Every week, we use STATEside to take a look back at the recent and not-so recent past, using the archives at the Vidette.

If you recall any of the campus happenings referenced in our This Week in Illinois State History feature, feel free to post in the Comments below.


This may sound familiar. A decade ago this week, the Illinois State University Board of Trustees held an executive session to begin discussion on selecting an interim president. President Vic Boschini recently announced he will be leaving Illinois State on June 1, 2003, to become chancellor at Texas Christian University. Illinois State Board chairman William Sulaski says the board wants to move quickly to find the next president but also values input from the University community, including the Student Government Association, staff, and Academic Senate. Al Bowman became interim president months later (June 2003), and became president on March 1, 2004. Bowman himself announced in December 2012 that he plans to step down. The Board of Trustees is now searching for Bowman’s replacement—ISU’s 18th president.


It’s February 1993, and the Office of Residential Life announces that two new residence hall room types will be offered for the first time in the 1993-94 school year: super singles and deluxe doubles. Super singles will cost $800 more per year and be spread all over campus. Deluxe doubles, formerly known as Quads, will be offered in Watterson Towers only. Both are the result of University’s enrollment reduction program during that time period. “With this extra space, we are now able to offer different options to students,” said Mindy Mangialardi, associate director at the Office of Residential Life. Today, most residence hall rooms are double-occupancy, though there are a limited number of quad-occupancy rooms, single-occupancy rooms, and super-single rooms.

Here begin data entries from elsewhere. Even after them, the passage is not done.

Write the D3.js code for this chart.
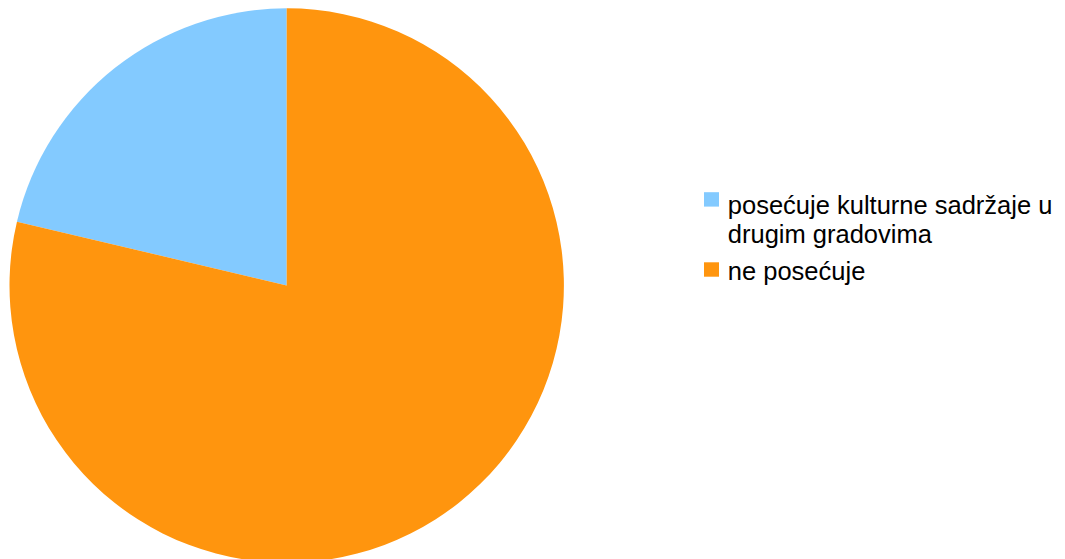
<!DOCTYPE html>
<html><head><meta charset="utf-8">
<script src="https://cdn.jsdelivr.net/npm/d3@7"></script>
<style>body{margin:0;background:#fff}svg{display:block}</style>
</head><body>
<script>
const categories = ["posećuje kulturne sadržaje u drugim gradovima", "ne posećuje"];
const legendLines = [["posećuje kulturne sadržaje u", "drugim gradovima"], ["ne posećuje"]];
const values = [21.3, 78.7];
const colors = ["#83CAFF", "#FF950E"];

const W = 1065, H = 559;
const svg = d3.select("body").append("svg").attr("width", W).attr("height", H);
const cx = 286.7, cy = 285.5, r = 277.2;

const pie = d3.pie().sort(null).value(d => d).startAngle(0).endAngle(-2 * Math.PI);
const arc = d3.arc().innerRadius(0).outerRadius(r);
const color = d3.scaleOrdinal().domain(categories).range(colors);

svg.append("g").attr("transform", `translate(${cx},${cy})`)
  .selectAll("path").data(pie(values)).join("path")
  .attr("d", arc).attr("fill", (d, i) => color(categories[i]));

const lg = svg.append("g").attr("font-family", "Liberation Sans, Arial, sans-serif").attr("font-size", 25.5).attr("fill", "#000");
const itemY = [192.2, 262.3];
const baseY = [213.5, 280];
categories.forEach((c, i) => {
  lg.append("rect").attr("x", 704).attr("y", itemY[i]).attr("width", 15).attr("height", 14.4).attr("fill", color(c));
  legendLines[i].forEach((t, j) => {
    lg.append("text").attr("x", 727.8).attr("y", baseY[i] + j * 29.5).text(t);
  });
});
</script>
</body></html>
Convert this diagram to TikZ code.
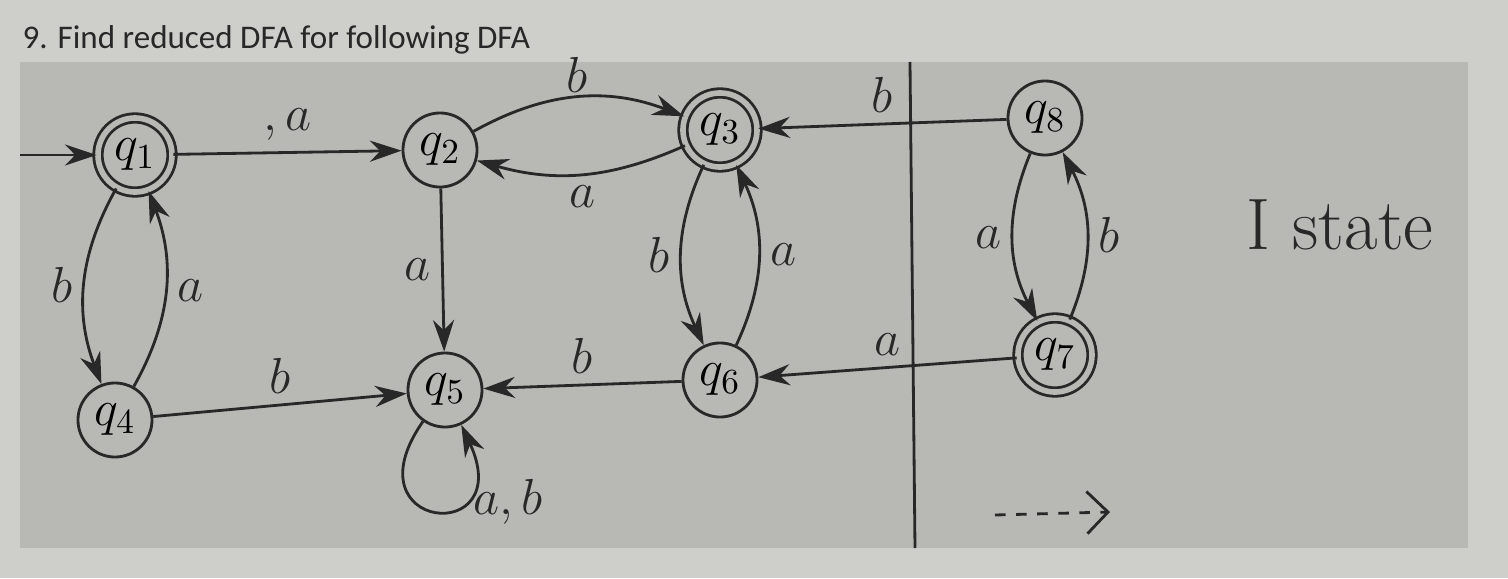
\documentclass[tikz,border=0pt]{standalone}
\usepackage{fontspec}
\newfontfamily\titlefont{Carlito}
\usetikzlibrary{arrows.meta}
\definecolor{paper}{RGB}{206,206,203}
\definecolor{sheet}{RGB}{184,184,181}
\definecolor{ink}{RGB}{40,40,40}
\begin{document}
\begin{tikzpicture}
  [x=0.01cm,y=0.01cm,
   state/.style={circle,draw=ink,thick,minimum size=0.74cm,inner sep=0pt,font=\Large},
   acc/.style={state,double=sheet,double distance=1.6pt},
   lbl/.style={font=\Large,inner sep=3pt,text=ink},
   tr/.style={ink,thick,-{Stealth[length=9pt,width=6pt]}}]
\fill[paper] (0,0) rectangle (1508,578);
\useasboundingbox (0,0) rectangle (1508,578);
\fill[sheet] (20,30) rectangle (1468,516);
\node[anchor=west,inner sep=0pt,text=ink] (title) at (22,538)
  {\titlefont\fontsize{9.4}{11}\selectfont 9. Find reduced DFA for following DFA};

\node (q1)[acc] at (135,423) {$q_1$};
  \node (q2)[state] at (440,428) {$q_2$};
  \node (q3)[acc] at (720,448) {$q_3$};
  \node (q8)[state] at (1045,460) {$q_8$};
  \node (q4)[state] at (115,158) {$q_4$};
  \node (q5)[state] at (445,188) {$q_5$};
  \node (q6)[state] at (720,198) {$q_6$};
  \node (q7)[acc] at (1055,223) {$q_7$};
\coordinate (start) at (20,423);
\draw[tr] (start) -- (q1);

\draw[ink,thick] (910,516) -- (915,30);

 \foreach \from/\to/\lab/\where in {q1/q2/{,a}/above,q8/q3/b/above,q2/q5/a/left,
     q4/q5/b/above,q6/q5/b/above,q7/q6/a/above}
    \draw[tr] (\from) -- node[lbl,\where] {$\lab$} (\to);

\draw[tr] (q2) to[bend left=25] node[lbl,above,inner sep=1pt] {$b$} (q3);
\draw[tr] (q3) to[bend left=20] node[lbl,below] {$a$} (q2);
\draw[tr] (q1) to[bend right=25] node[lbl,left] {$b$} (q4);
\draw[tr] (q4) to[bend right=25] node[lbl,right] {$a$} (q1);
\draw[tr] (q3) to[bend right=25] node[lbl,left] {$b$} (q6);
\draw[tr] (q6) to[bend right=25] node[lbl,right] {$a$} (q3);
\draw[tr] (q8) to[bend right=25] node[lbl,left] {$a$} (q7);
\draw[tr] (q7) to[bend right=25] node[lbl,right] {$b$} (q8);
\draw[tr] (q5) to[out=235,in=295,looseness=9] node[lbl,right,pos=0.68] {$a,b$} (q5);

\node[lbl,font=\huge] (istate) at (1340,353) {I state};
\coordinate (dashA) at (995,63);
\coordinate (dashB) at (1110,66);
\draw[ink,thick,dashed,-{Straight Barb[length=6pt]}] (dashA) -- (dashB);
\end{tikzpicture}
\end{document}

It wouldn’t be allowed today, but back in spring semester 1983, freshman business administration major Pete Youngwerth started his own sandwich business—in his room inside Fell Hall. He called his business Fell’s Deli, and he served up ham, turkey, roast beef, and Dagwood sandwiches on fresh rolls, plus a pickle wedge on the side. Plus, Fell residents got free delivery, plus 24-hour service “if we are home,” Youngwerth told the Vidette. “I need the money for living expenses, and I also want to get some experience in running a small business,” he said. As of February 1983, he hadn’t gotten any complaints from University staff yet—and even got some encouragement from his residence hall coordinator.


Vidette reporter Christa Altier takes a peek at the University’s new Direct Inward Dial telephone system, which was installed during the fall 1963 semester to serve ISU’s 1,400 telephones. The new system, she writes, cuts down on the number of calls to the University switchboard, making it more efficient. Now, only one person is needed at a time to operate the board. The University even mailed out telephone directories to local businesses and asked staffers to tell their loved ones their new direct numbers. All of the newly installed equipment is rented by ISU from the General Telephone Co. in Bloomington. But the system is missing one thing: the ability to place long-distance calls. That didn’t come until later.